Request for Discovery and Amendments

In its response to Sforzo's motion to dismiss, Apps requested additional time to conduct discovery and to potentially amend its complaint to include further claims related to stockholder derivative claims and violations of its intellectual property rights. The court denied this request without prejudice, indicating that while the request was noted, it was not appropriate to grant it at that moment. The court emphasized that the parties should proceed with discovery as planned and that any necessary motions regarding amendments or new claims could be filed in accordance with the established rules later on. This decision underscored the court's intention to keep the proceedings moving forward without unnecessary delays, while still allowing the possibility for Apps to seek amendments in the future if warranted.

Motion to Stay

The court considered S2000's motion to stay the proceedings due to a related action pending in the Eastern District of New York, asserting that it should await the resolution of that case.

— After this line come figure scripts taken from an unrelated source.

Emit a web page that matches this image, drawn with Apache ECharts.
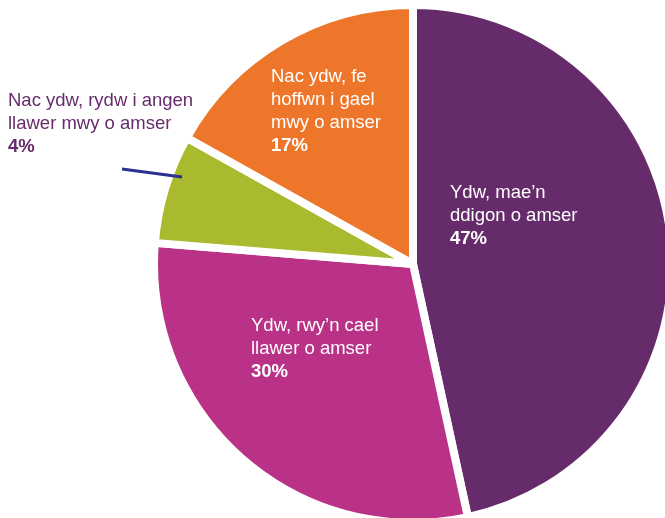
<!DOCTYPE html>
<html><head><meta charset="utf-8">
<script src="https://cdn.jsdelivr.net/npm/echarts@6/dist/echarts.min.js"></script>
<style>html,body{margin:0;padding:0;background:#fff}#c{width:665px;height:518px}</style>
</head><body><div id="c"></div>
<script>
const categories = ["Ydw, mae’n\nddigon o amser", "Ydw, rwy’n cael\nllawer o amser", "Nac ydw, rydw i angen\nllawer mwy o amser", "Nac ydw, fe\nhoffwn i gael\nmwy o amser"];
const values = [46.6, 29.7, 6.8, 16.9];
const percentLabels = ["47%", "30%", "4%", "17%"];
const colors = ["#662B6B", "#B93287", "#A9BA2F", "#EE762A"];
const labelPos = [[450, 181], [251, 314], [8, 89], [271, 65]];
const labelColors = ["#fff", "#fff", "#662B6B", "#fff"];

const chart = echarts.init(document.getElementById('c'), null, {renderer: 'canvas'});
chart.setOption({
  animation: false,
  series: [{
    type: 'pie',
    center: [413, 264],
    radius: [0, 259],
    startAngle: 90,
    clockwise: true,
    silent: true,
    itemStyle: {borderColor: '#fff', borderWidth: 8},
    data: values.map((v, i) => ({
      value: v, name: categories[i],
      itemStyle: {color: colors[i]},
      label: {color: labelColors[i],
        rich: {n: {color: labelColors[i], fontSize: 18.5, lineHeight: 23, fontFamily: 'Liberation Sans'},
               b: {color: labelColors[i], fontSize: 18.5, lineHeight: 23, fontWeight: 'bold', fontFamily: 'Liberation Sans'}}}
    })),
    label: {
      show: true, position: 'inside', align: 'left',
      formatter: p => p.name.split('\n').map(s => '{n|' + s + '}').join('\n') + '\n{b|' + percentLabels[p.dataIndex] + '}'
    },
    labelLine: {show: false},
    labelLayout: p => ({x: labelPos[p.dataIndex][0], y: labelPos[p.dataIndex][1], align: 'left', verticalAlign: 'top'})
  }],
  graphic: [{
    type: 'line', z: 100, shape: {x1: 122, y1: 169, x2: 182, y2: 177},
    style: {stroke: '#2B3090', lineWidth: 3}
  }]
});
</script></body></html>
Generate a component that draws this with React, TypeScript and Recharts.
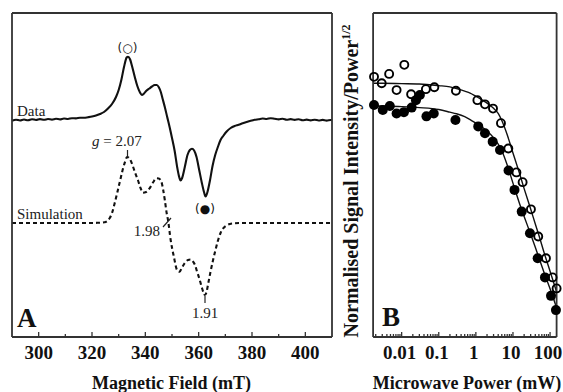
import React from 'react';
import { LineChart, ComposedChart, Line, Scatter, XAxis, YAxis } from 'recharts';

// ---------- Panel A : EPR spectrum ----------
const dataField = [290, 291.5, 293, 294.5, 296, 297.5, 299, 300.5, 302, 303.5, 305, 306.5, 308, 309.5, 311, 312.5, 314, 315.5, 317, 318.5, 320, 321.5, 323, 324.5, 326, 327.5, 329, 330, 331, 332, 333, 333.5, 334.3, 335, 336, 337, 338, 338.7, 339.5, 340.5, 341.5, 342.5, 343.5, 344.3, 345, 345.8, 346.5, 347.3, 348.2, 349.1, 350, 351, 352, 352.6, 353.2, 353.8, 354.8, 355.8, 356.7, 357.5, 358.3, 359.2, 360.2, 361.2, 362, 362.6, 363.3, 364.2, 365.2, 366.2, 367.2, 368.2, 369.2, 370.5, 372, 373.5, 375, 376.5, 378, 379.5, 381, 382.5, 384, 385.5, 387, 388.5, 390, 391.5, 393, 394.5, 396, 397.5, 399, 400.5, 402, 403.5, 405, 406.5, 408, 409.5, 410];
const dataSignal = [-0.7, 0.3, -0.5, 0.5, -0.3, 0.8, 0, 0.9, 0.2, 1.0, 0.4, 1.2, 0.6, 1.5, 1.0, 1.8, 1.6, 2.2, 2.2, 2.8, 3.5, 4.5, 6, 8, 11.5, 16, 23, 30, 40, 53, 62.5, 63.3, 60.5, 54, 43.5, 34, 27.5, 25, 26.5, 29.5, 31.5, 33.5, 35, 35, 33, 28, 21, 13, 3, -7, -18, -31, -48, -56, -60.5, -58, -47, -35, -30, -28.8, -30.5, -37, -50, -63, -72, -76.5, -72, -61, -46, -35, -27, -20, -16, -11.5, -8, -6, -4.8, -3.3, -2, -0.8, 0.2, 0.8, 1.5, 1.0, 1.8, 1.2, 0.6, 1.3, 0.2, 0.9, 0.1, 0.7, -0.2, 0.4, -0.4, 0.3, -0.5, 0.1, -0.6, 0, -0.3];

const simField = [290, 300, 310, 318, 322, 324.7, 326.6, 327.5, 328.5, 330.3, 332.2, 333.2, 334.2, 335.3, 336.2, 337.2, 338.2, 339.1, 340.3, 341.6, 343, 344.1, 345, 346, 346.7, 347.3, 348, 348.5, 349.5, 350.7, 351.9, 352.9, 353.6, 354.8, 356, 357, 357.9, 358.7, 359.4, 360.3, 361.1, 361.8, 362.3, 362.9, 363.6, 364.5, 365.4, 366.4, 367.3, 368.2, 369.2, 370.4, 371.7, 373.5, 375.5, 390, 410];
const simSignal = [0, 0, 0, 0, 0.2, 0.8, 4.7, 10, 19.7, 39.7, 59.7, 66, 64, 57, 50, 43, 35, 30.3, 31, 34.7, 41, 44.7, 44.5, 41.3, 33, 23, 10, 3, -17, -33.7, -47, -48.7, -45.3, -40, -37, -36.5, -38.7, -42.5, -48.7, -56, -63.7, -69.5, -72, -69.5, -60.3, -48, -37, -26, -17, -10, -5.3, -2.5, -1, -0.3, 0, 0, 0];

const SIM_OFFSET = -103; // vertical offset of the simulated trace
const fieldMajorTicks = [300, 320, 340, 360, 380, 400];
const fieldAllTicks = [300, 310, 320, 330, 340, 350, 360, 370, 380, 390, 400];
const fieldTickLabels = ['300', '320', '340', '360', '380', '400'];

// ---------- Panel B : power saturation ----------
const openPower = [0.0018, 0.0029, 0.0046, 0.0073, 0.0118, 0.018, 0.045, 0.076, 0.29, 1.1, 1.76, 2.9, 4.75, 7.5, 12.4, 18.2, 30.5, 48, 77.5, 117, 150];
const openRatio = [0.803, 0.783, 0.812, 0.762, 0.84, 0.749, 0.765, 0.771, 0.76, 0.731, 0.718, 0.705, 0.66, 0.582, 0.508, 0.478, 0.394, 0.31, 0.243, 0.184, 0.15];
const filledPower = [0.0018, 0.0031, 0.0048, 0.0073, 0.0115, 0.0186, 0.0243, 0.031, 0.0466, 0.0733, 0.282, 1.16, 1.76, 2.84, 4.47, 7.6, 11.0, 17.2, 28.7, 46.3, 72.9, 106, 144];
const filledRatio = [0.716, 0.701, 0.713, 0.69, 0.694, 0.708, 0.731, 0.747, 0.681, 0.69, 0.67, 0.65, 0.629, 0.603, 0.577, 0.514, 0.454, 0.387, 0.32, 0.243, 0.184, 0.127, 0.083];
const fitPower = [0.0017, 0.003, 0.01, 0.03, 0.1, 0.2, 0.3, 0.5, 0.7, 1, 1.5, 2, 3, 4, 5, 7, 10, 15, 20, 30, 40, 50, 70, 100, 150];
const fitOpen = [0.783, 0.783, 0.782, 0.781, 0.776, 0.772, 0.767, 0.759, 0.753, 0.743, 0.731, 0.722, 0.706, 0.69, 0.668, 0.624, 0.568, 0.505, 0.458, 0.395, 0.349, 0.314, 0.258, 0.203, 0.139];
const fitFilled = [0.713, 0.713, 0.711, 0.708, 0.702, 0.694, 0.689, 0.68, 0.671, 0.66, 0.647, 0.636, 0.615, 0.595, 0.575, 0.531, 0.475, 0.412, 0.372, 0.317, 0.277, 0.245, 0.197, 0.149, 0.09];
const powerMajorTicks = [0.01, 0.1, 1, 10, 100];
const powerTickLabels = ['0.01', '0.1', '1', '10', '100'];
const powerMinorMult = [2, 3, 4, 5, 6, 7, 8, 9];
const powerDecades = [0.001, 0.01, 0.1, 1, 10];

// ---------- derived tables ----------
const dataPts = dataField.map((f, i) => ({ f, v: dataSignal[i] }));
const simPts = simField.map((f, i) => ({ f, v: simSignal[i] + SIM_OFFSET }));
const openPts = openPower.map((p, i) => ({ p, r: openRatio[i] }));
const filledPts = filledPower.map((p, i) => ({ p, r: filledRatio[i] }));
const fitPts = fitPower.map((p, i) => ({ p, open: fitOpen[i], filled: fitFilled[i] }));
const powerAllTicks = [
  ...powerDecades.flatMap((d) => powerMinorMult.map((m) => +(d * m).toPrecision(3))),
  ...powerMajorTicks,
]
  .filter((t) => t >= 0.0017 && t <= 150)
  .sort((a, b) => a - b);

const SERIF = '"Liberation Serif", "Times New Roman", Times, serif';
const SANS = '"DejaVu Sans", Arial, sans-serif';
const FRAME = '#333';
const AXIS_LINE = { stroke: FRAME, strokeWidth: 1.8 };

function tickRenderer(majors: number[], labels: string[] | null, inward: number, fontSize: number, dx: number) {
  return (props: any) => {
    const { x, y, payload } = props;
    const v = Number(payload.value);
    const idx = majors.findIndex((m) => Math.abs(m - v) <= Math.abs(m) * 1e-6);
    const major = idx >= 0;
    const len = major ? 5 : 3;
    return (
      <g>
        <line x1={x} x2={x} y1={y} y2={y + inward * len} stroke={FRAME} strokeWidth={1.3} />
        {labels && major ? (
          <text x={x + dx} y={y + 22} textAnchor="middle" fontFamily={SERIF} fontWeight="bold" fontSize={fontSize} fill="#111">
            {labels[idx]}
          </text>
        ) : null}
      </g>
    );
  };
}

const CircleOpen = (props: any) => (
  <circle cx={props.cx} cy={props.cy} r={4} fill="none" stroke="#000" strokeWidth={1.9} />
);
const CircleFilled = (props: any) => <circle cx={props.cx} cy={props.cy} r={5} fill="#000" />;

export default function App() {
  return (
    <div style={{ position: 'absolute', left: 0, top: 0, width: 563, height: 392, background: '#fff' }}>
      <div style={{ position: 'absolute', left: 0, top: 0 }}>
        <LineChart width={340} height={392} margin={{ top: 12, right: 7, bottom: 25, left: 11 }}>
          <XAxis
            xAxisId="b"
            dataKey="f"
            type="number"
            domain={[290, 410]}
            ticks={fieldAllTicks}
            interval={0}
            height={30}
            tickSize={0}
            tickMargin={0}
            tickLine={false}
            axisLine={AXIS_LINE}
            tick={tickRenderer(fieldMajorTicks, fieldTickLabels, -1, 19, 0)}
          />
          <XAxis
            xAxisId="t"
            orientation="top"
            dataKey="f"
            type="number"
            domain={[290, 410]}
            ticks={fieldAllTicks}
            interval={0}
            height={1}
            tickSize={0}
            tickMargin={0}
            tickLine={false}
            axisLine={AXIS_LINE}
            tick={tickRenderer(fieldMajorTicks, null, 1, 19, 0)}
          />
          <YAxis yAxisId="l" type="number" domain={[-217, 107]} width={1} tick={false} tickLine={false} axisLine={AXIS_LINE} />
          <YAxis yAxisId="r" orientation="right" type="number" domain={[-217, 107]} width={1} tick={false} tickLine={false} axisLine={AXIS_LINE} />
          <Line xAxisId="b" yAxisId="l" data={dataPts} dataKey="v" type="monotone" stroke="#111" strokeWidth={2.1} dot={false} isAnimationActive={false} />
          <Line xAxisId="b" yAxisId="l" data={simPts} dataKey="v" type="monotone" stroke="#111" strokeWidth={2.1} strokeDasharray="4 3" dot={false} isAnimationActive={false} />
        </LineChart>
      </div>
      <div style={{ position: 'absolute', left: 340, top: 0 }}>
        <ComposedChart width={223} height={392} margin={{ top: 12, right: 5.4, bottom: 25, left: 32.1 }}>
          <XAxis
            xAxisId="b"
            dataKey="p"
            type="number"
            scale="log"
            domain={[0.0017, 150]}
            ticks={powerAllTicks}
            interval={0}
            height={30}
            tickSize={0}
            tickMargin={0}
            tickLine={false}
            axisLine={AXIS_LINE}
            tick={tickRenderer(powerMajorTicks, powerTickLabels, -1, 19, -2)}
          />
          <XAxis
            xAxisId="t"
            orientation="top"
            dataKey="p"
            type="number"
            scale="log"
            domain={[0.0017, 150]}
            ticks={powerAllTicks}
            interval={0}
            height={1}
            tickSize={0}
            tickMargin={0}
            tickLine={false}
            axisLine={AXIS_LINE}
            tick={tickRenderer(powerMajorTicks, null, 1, 19, 0)}
          />
          <YAxis yAxisId="l" type="number" domain={[0, 1]} width={1} tick={false} tickLine={false} axisLine={AXIS_LINE} />
          <YAxis yAxisId="r" orientation="right" type="number" domain={[0, 1]} width={1} tick={false} tickLine={false} axisLine={AXIS_LINE} />
          <Line xAxisId="b" yAxisId="l" data={fitPts} dataKey="open" type="monotone" stroke="#111" strokeWidth={1.4} dot={false} isAnimationActive={false} />
          <Line xAxisId="b" yAxisId="l" data={fitPts} dataKey="filled" type="monotone" stroke="#111" strokeWidth={1.4} dot={false} isAnimationActive={false} />
          <Scatter xAxisId="b" yAxisId="l" data={filledPts} dataKey="r" shape={CircleFilled} isAnimationActive={false} />
          <Scatter xAxisId="b" yAxisId="l" data={openPts} dataKey="r" shape={CircleOpen} isAnimationActive={false} />
        </ComposedChart>
      </div>
      <svg width={563} height={392} style={{ position: 'absolute', left: 0, top: 0, pointerEvents: 'none' }}>
        <g fontFamily={SERIF} fill="#222">
          <text x={17} y={116} fontSize={15}>Data</text>
          <text x={17} y={219} fontSize={15}>Simulation</text>
          <text x={92} y={146} fontSize={15}>
            <tspan fontStyle="italic">g</tspan> = 2.07
          </text>
          <text x={160} y={236} fontSize={15} textAnchor="end">1.98</text>
          <text x={205} y={318} fontSize={15} textAnchor="middle">1.91</text>
          <line x1={127.5} x2={127.5} y1={150} y2={156} stroke="#222" strokeWidth={1.2} />
          <line x1={205} x2={205} y1={296} y2={303} stroke="#222" strokeWidth={1.2} />
          <line x1={163} x2={171} y1={227} y2={218} stroke="#222" strokeWidth={1.2} />
        </g>
        <text x={127.5} y={52} fontSize={12} fontFamily={SANS} textAnchor="middle" fill="#222">(○)</text>
        <text x={205} y={213} fontSize={12} fontFamily={SANS} textAnchor="middle" fill="#111">(●)</text>
        <g fontFamily={SERIF} fontWeight="bold" fill="#111">
          <text x={17} y={327} fontSize={27}>A</text>
          <text x={382} y={326} fontSize={27}>B</text>
          <text x={171.5} y={389} fontSize={18} textAnchor="middle">Magnetic Field (mT)</text>
          <text x={467} y={389} fontSize={18} textAnchor="middle">Microwave Power (mW)</text>
          <text x={358} y={181} fontSize={20} textAnchor="middle" transform="rotate(-90 358 181)">
            Normalised Signal Intensity/Power
            <tspan fontSize={12} dy={-8}>1/2</tspan>
          </text>
        </g>
      </svg>
    </div>
  );
}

However, the court expressed reluctance to hold the current proceedings in abeyance, especially given the lack of recent activity in the New York case. The court noted that Apps had raised concerns regarding S2000's motivations in filing the New York action, suggesting a potential tactical advantage. Ultimately, the court decided to deny the motion to stay, favoring the progress of the case in Illinois over waiting indefinitely for developments in New York. This ruling reflected the court's commitment to maintaining an efficient and timely judicial process.